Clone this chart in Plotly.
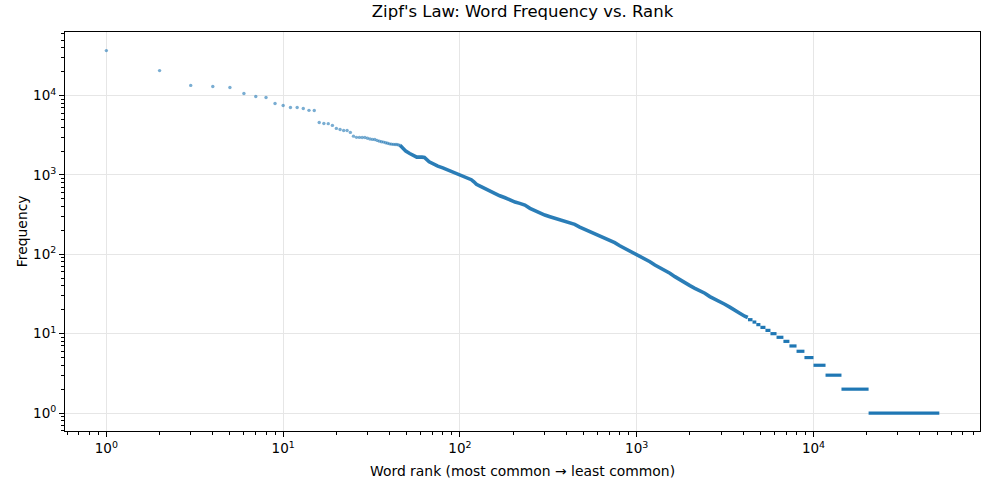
import plotly.graph_objects as go

# ---- data ----
# individual top-ranked words (rank -> frequency)
head_ranks = list(range(1, 47))
head_freqs = [36800, 20600, 13400, 13000, 12600, 10600, 9700, 9440, 7930, 7480,
              7060, 7060, 6860, 6500, 6480, 4570, 4450, 4420, 4200, 3850,
              3735, 3630, 3620, 3430, 3076, 2970, 2965, 2960, 2955, 2900,
              2830, 2800, 2790, 2720, 2660, 2620, 2590, 2540, 2500, 2460,
              2440, 2425, 2420, 2410, 2380, 2350]

# dense middle part of the curve (rank, frequency) read along the band
mid_ranks = [46, 47.7, 49.4, 52, 54.4, 57, 61, 63, 67, 70.5, 75, 80, 86, 91.5, 98,
             104, 111, 116, 120, 124, 130, 138, 148, 158, 168, 180, 192, 205, 218,
             233, 249, 265, 283, 302, 323, 344, 367, 392, 418, 446, 476, 508, 543,
             579, 618, 660, 704, 751, 802, 855, 914, 975, 1042, 1112, 1188, 1267,
             1352, 1443, 1541, 1644, 1754, 1872, 2000, 2133, 2276, 2429, 2592,
             2766, 2951, 3149, 3361, 3587, 3828, 4085, 4250]
mid_freqs = [2350, 2150, 1990, 1860, 1775, 1675, 1675, 1660, 1462, 1367, 1291, 1228,
             1148, 1074, 1014, 966, 920, 870, 818, 762, 723, 676, 625, 574, 546, 515,
             482, 455, 438, 417, 379, 353, 333, 312, 297, 284, 270, 260, 250, 238,
             220, 206, 192, 180, 170, 162, 151, 140, 128, 119, 111, 103, 95, 87,
             80.7, 73.3, 67.9, 61.7, 57.7, 52.3, 47.5, 43.2, 40.3, 37.3, 34.8, 32.3,
             29.3, 27.4, 25.4, 23.5, 21.6, 19.5, 18.1, 16.6, 16]

# tail plateaus: integer frequency and the rank span it occupies
plateau_freq = [15, 14, 13, 12, 11, 10, 9, 8, 7, 6, 5, 4, 3, 2, 1]
plateau_start = [4260, 4520, 4750, 5010, 5350, 5710, 6180, 6760, 7310, 8020,
                 8890, 10000, 11700, 14400, 20500]
plateau_end = [4520, 4750, 5010, 5350, 5710, 6180, 6760, 7310, 8020, 8890,
               10000, 11700, 14400, 20500, 51500]

# tick labels
major_vals = [1, 10, 100, 1000, 10000]
major_text = ["10<sup>0</sup>", "10<sup>1</sup>", "10<sup>2</sup>",
              "10<sup>3</sup>", "10<sup>4</sup>"]

COLOR = "#1f77b4"
FONT = "DejaVu Sans"

fig = go.Figure()

# plateau segments
px, py = [], []
for f, s, e in zip(plateau_freq, plateau_start, plateau_end):
    px += [s, e, None]
    py += [f, f, None]

fig.add_trace(go.Scatter(x=mid_ranks, y=mid_freqs, mode="lines",
                         line=dict(color=COLOR, width=3.6),
                         opacity=0.95, hoverinfo="skip", showlegend=False))
fig.add_trace(go.Scatter(x=px, y=py, mode="lines",
                         line=dict(color=COLOR, width=3.2),
                         hoverinfo="skip", showlegend=False))
fig.add_trace(go.Scatter(x=head_ranks, y=head_freqs, mode="markers",
                         marker=dict(color=COLOR, size=3.4, opacity=0.6,
                                     line=dict(width=0)),
                         showlegend=False))

def minor_vals(lo, hi):
    out = []
    for d in range(lo, hi):
        for m in range(2, 10):
            out.append(m * 10.0 ** d)
    return out

x_minor = [v for v in minor_vals(-1, 5) if 0.58 <= v <= 87000]
y_minor = [v for v in minor_vals(-1, 5) if 0.59 <= v <= 63000]

axis_common = dict(
    type="log", showline=True, mirror=True, linecolor="black", linewidth=1,
    ticks="outside", ticklen=5, tickwidth=1, tickcolor="black",
    tickvals=major_vals, ticktext=major_text,
    showgrid=True, gridcolor="#e6e6e6", gridwidth=1, zeroline=False,
    tickfont=dict(family=FONT, size=13.5, color="black"),
)

fig.update_xaxes(**axis_common, range=[-0.234, 4.942],
                 minor=dict(ticks="outside", ticklen=3, tickwidth=0.8,
                            tickcolor="black", tickvals=x_minor, showgrid=False))
fig.update_yaxes(**axis_common, range=[-0.226, 4.800],
                 minor=dict(ticks="outside", ticklen=3, tickwidth=0.8,
                            tickcolor="black", tickvals=y_minor, showgrid=False))

fig.update_layout(
    width=989, height=489,
    margin=dict(l=65, r=9, t=32, b=58),
    paper_bgcolor="white", plot_bgcolor="white",
    font=dict(family=FONT, color="black"),
    hovermode=False,
    title=dict(text="Zipf's Law: Word Frequency vs. Rank",
               font=dict(family=FONT, size=16.5, color="black"),
               x=0.5, xref="paper", xanchor="center",
               y=1 - 11.5 / 489, yref="container", yanchor="middle"),
    annotations=[
        dict(text="Word rank (most common → least common)", xref="paper", yref="paper",
             x=0.5, y=-0.0994, xanchor="center", yanchor="middle", showarrow=False,
             font=dict(family=FONT, size=13.9, color="black")),
        dict(text="Frequency", xref="paper", yref="paper", textangle=-90,
             x=-0.0473, y=0.5, xanchor="center", yanchor="middle", showarrow=False,
             font=dict(family=FONT, size=13.9, color="black")),
    ],
)

fig.write_html("out.html", config={"displayModeBar": False},
               post_script="document.body.style.margin='0';")
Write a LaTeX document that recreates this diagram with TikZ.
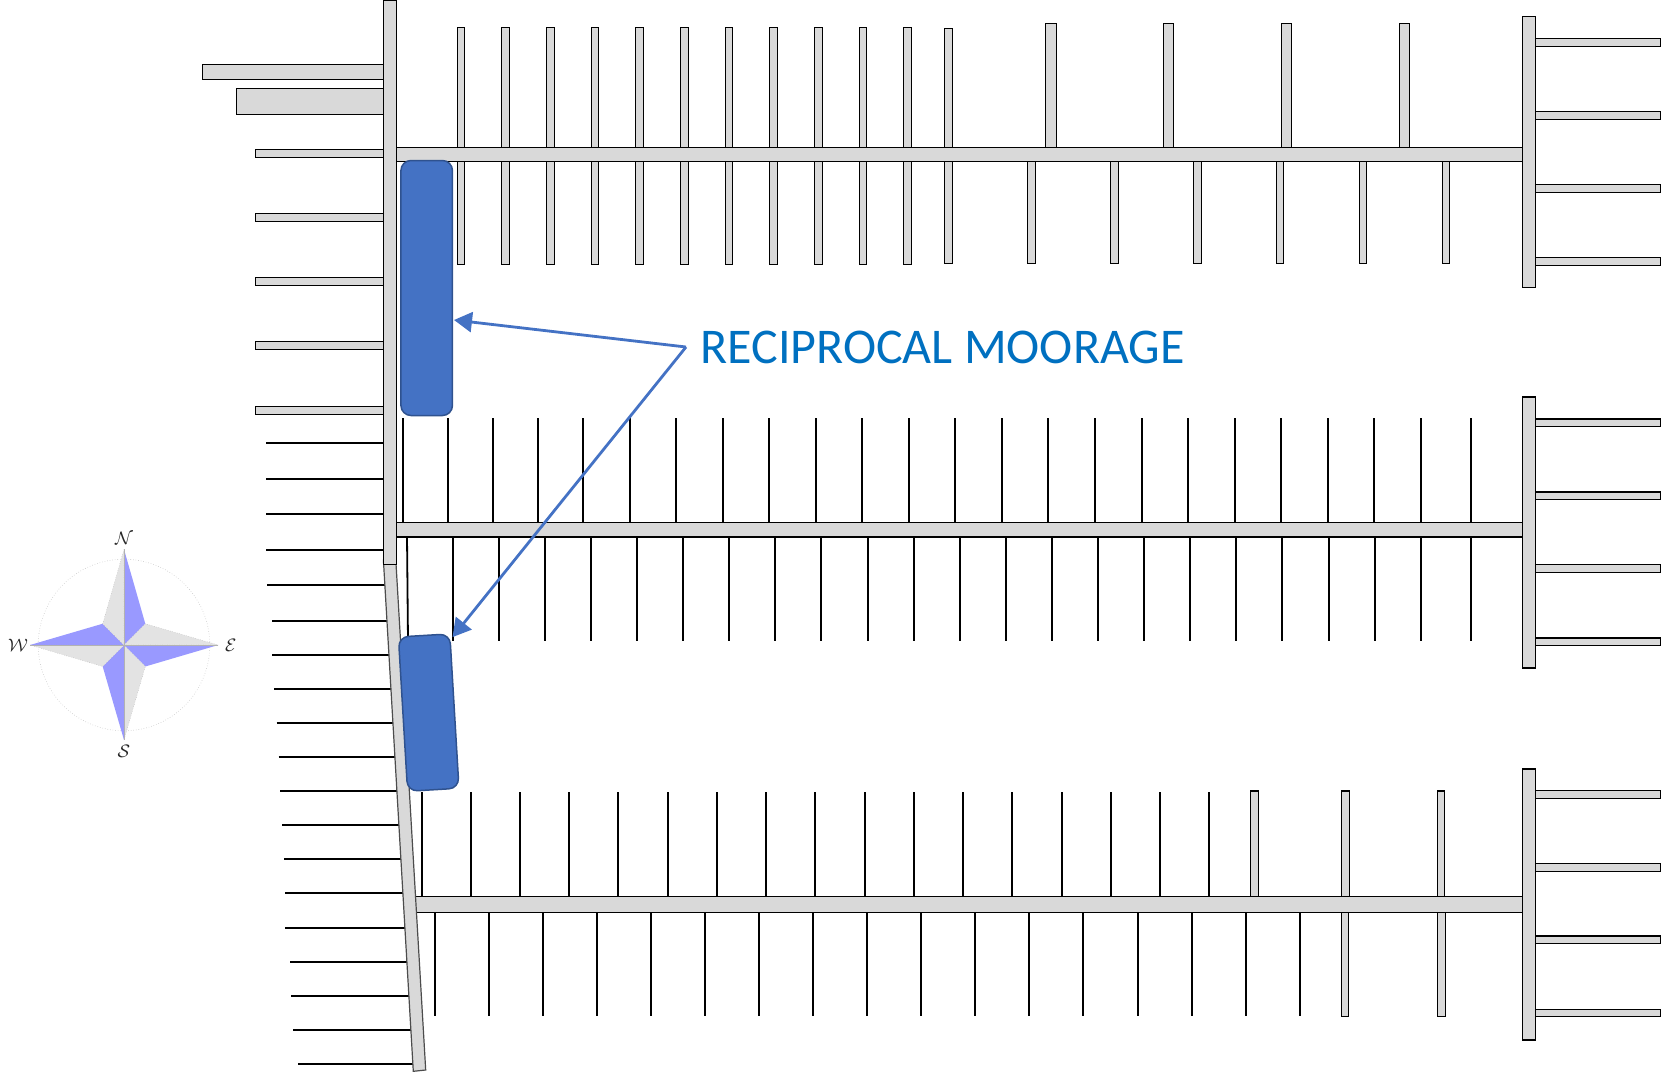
\documentclass[tikz,border=0pt]{standalone}
\usepackage{fontspec}
\setmainfont{Carlito}
\usetikzlibrary{arrows.meta}
\definecolor{dockgrey}{HTML}{D9D9D9}
\definecolor{boatblue}{HTML}{4472C4}
\definecolor{boatedge}{HTML}{2F528F}
\definecolor{labelblue}{HTML}{0070C0}
\definecolor{rosepurple}{HTML}{9999FF}
\definecolor{rosegrey}{HTML}{E3E3E3}
\tikzset{
  dockrect/.style={draw=black,fill=dockgrey,line width=0.62pt},
  slantdock/.style={draw=black!70,fill=dockgrey,line width=0.6pt},
  slip/.style={draw=black,line width=0.9pt},
  shoreline/.style={draw=black,line width=1pt},
  boat/.style={draw=boatedge,fill=boatblue,line width=0.75pt,rounded corners=5pt,inner sep=0pt,minimum width=25.75pt,minimum height=#1},
  callout/.style={draw=boatblue,line width=1.4pt,-{Triangle[length=9pt,width=10pt]}},
  mooragelabel/.style={text=labelblue,font=\fontsize{25}{30}\selectfont,inner xsep=7pt,inner ysep=0pt},
  rosepoint/.style={fill=rosepurple},
  rosefacet/.style={fill=rosegrey,draw=black!35,line width=0.2pt,densely dotted},
  rosering/.style={draw=black!22,line width=0.3pt,densely dotted},
  roseaxis/.style={draw=black!30,line width=0.45pt},
  roselabel/.style={text=black!85,inner sep=0pt,font=\fontsize{9.5}{11}\selectfont},
}
\begin{document}
\begin{tikzpicture}[x=0.5pt,y=-0.5pt]
\useasboundingbox (0,0) rectangle (1661,1072);

% --- top arm: fingers
\foreach \a/\b in {457.2/464.8,501.3/509.2,546.7/554.3,591.2/598.7,635.2/643.2,680.4/688.3,725.5/732.7,769.2/777.5,814.3/822.2,859.4/866.6,903.5/911.4}
  \draw[dockrect] (\a,27.3) rectangle (\b,264.3);
\draw[dockrect] (944.5,28.3) rectangle (952.4,263.3);
\foreach \a/\b in {1045.3/1056.7,1163.3/1173.7,1281.3/1291.7,1399.3/1409.7}
  \draw[dockrect] (\a,23.3) rectangle (\b,148);
\foreach \a/\b in {1027.3/1035.7,1110.3/1118.7,1193.3/1201.7,1276.3/1283.7,1359.3/1366.7,1442.3/1449.7}
  \draw[dockrect] (\a,160) rectangle (\b,263.7);

% --- middle arm: slips
\foreach \x in {403,447.8,493,537.7,582.9,630,675.9,723,768.9,816,861.9,909,954.9,1001.8,1047.9,1095,1141.8,1187.9,1235,1281,1327.9,1373.9,1421,1471}
  \draw[slip] (\x,418) -- (\x,523);
\foreach \x in {452.8,498.7,545,591.3,636.8,682.8,729,775,820.9,868,913.9,959.8,1005.7,1051.8,1097.9,1143.9,1190,1236,1281.8,1328.9,1375,1421,1471}
  \draw[slip] (\x,536) -- (\x,641);
\draw[slip] (407,536) -- (408,641);

% --- bottom arm: slips
\foreach \x in {421.8,470.8,519.7,568.7,617.7,667.8,716.8,765.8,814.8,864.9,913.9,962.9,1011.8,1061.8,1111,1159.6,1208.6}
  \draw[slip] (\x,792) -- (\x,897);
\foreach \x in {434.8,488.7,542.7,597,651,705,758.9,812.9,866.8,920.8,974.8,1028.6,1082.9,1137.9,1191.8,1245.7,1299.6}
  \draw[slip] (\x,911) -- (\x,1016);
\foreach \a/\b in {1250.4/1258.6,1341.4/1349.6,1437.5/1444.6}
  \draw[dockrect] (\a,791) rectangle (\b,897);
\foreach \a/\b in {1341.4/1348.6,1437.5/1445.7}
  \draw[dockrect] (\a,911) rectangle (\b,1016.5);

% --- walkways
\draw[dockrect] (390,147.3) rectangle (1530,161.3);
\draw[dockrect] (390,522.3) rectangle (1530,537);
\draw[dockrect] (405,896.3) rectangle (1530,912.3);

% --- right ends
\foreach \y/\h in {42.3/4,115.3/4,188.3/4,261.3/4,422.8/3.8,495.8/3.8,568.5/3.8,641.8/3.8,794.5/3.8,867.5/3.8,939.8/3.8,1013/3.8}
  \draw[dockrect] (1530,\y-\h) rectangle (1660.3,\y+\h);
\draw[dockrect] (1522.3,16.3) rectangle (1535.7,287.3);
\draw[dockrect] (1522.3,397) rectangle (1535.7,668);
\draw[dockrect] (1522.3,769) rectangle (1535.7,1040);

% --- left side
\draw[dockrect] (202.3,64.5) rectangle (390,79.5);
\draw[dockrect] (236.3,88.5) rectangle (390,114.5);
\foreach \y in {153.5,217.3,281.7,345.5,410.4}
  \draw[dockrect] (255.3,\y-4) rectangle (390,\y+4);
\foreach \x/\y in {266/443,266/479,266/514,266/550,267/585,272/621,272/655,274/689,276.5/723,278.6/757,280/791,282/825,284/859,285/893,285/928,290/962,291/996,293/1030,298/1064}{
  \pgfmathsetmacro\shoreend{\y<564?390:388+0.0578*(\y-564)}
  \draw[shoreline] (\x,\y) -- (\shoreend,\y);
}

\draw[slantdock] (383.4,560) -- (395.8,560) -- (425.7,1070) -- (413.3,1071.3) -- cycle;
\draw[dockrect] (383.3,0.6) rectangle (396.3,564.3);

% --- reciprocal moorage
\node[boat=127.5pt] (boxnorth) at (426.7,288) {};
\node[boat=77.3pt,rotate=3.4] (boxsouth) at (428.7,712.6) {};
\node[mooragelabel,anchor=west] (moorage) at (686,347) {RECIPROCAL MOORAGE};
\draw[callout] (moorage.west) -- ([xshift=0.4pt,yshift=-16pt]boxnorth.east);
\draw[callout] (moorage.west) -- ([xshift=1pt,yshift=-2pt]boxsouth.north east);

% --- compass rose
\draw[rosering] (124,645) circle [radius=85.8];
\fill[rosepoint] (124,645) -- (124,549.3) -- (145.3,623.7) -- cycle;
\fill[rosepoint] (124,645) -- (218.3,645) -- (145.3,666.5) -- cycle;
\fill[rosepoint] (124,645) -- (124,740) -- (102.7,666.5) -- cycle;
\fill[rosepoint] (124,645) -- (30,645) -- (102.7,623.7) -- cycle;
\filldraw[rosefacet] (124,645) -- (124,549.3) -- (102.7,623.7) -- cycle;
\filldraw[rosefacet] (124,645) -- (218.3,645) -- (145.3,623.7) -- cycle;
\filldraw[rosefacet] (124,645) -- (124,740) -- (145.3,666.5) -- cycle;
\filldraw[rosefacet] (124,645) -- (30,645) -- (102.7,666.5) -- cycle;
\draw[roseaxis] (124,549.3) -- (124,740);
\draw[roseaxis] (30,645) -- (218.3,645);
\node[roselabel] (roseN) at (124,538) {$\mathcal{N}$};
\node[roselabel] (roseS) at (124,751) {$\mathcal{S}$};
\node[roselabel] (roseW) at (18,645.7) {$\mathcal{W}$};
\node[roselabel] (roseE) at (230.7,645.3) {$\mathcal{E}$};
\end{tikzpicture}
\end{document}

● ● ● ●

# Exercise
Where a line holds "this", copy that line.

# Response
Clone this chart in Plotly.
Write a LaTeX document that recreates this diagram with TikZ.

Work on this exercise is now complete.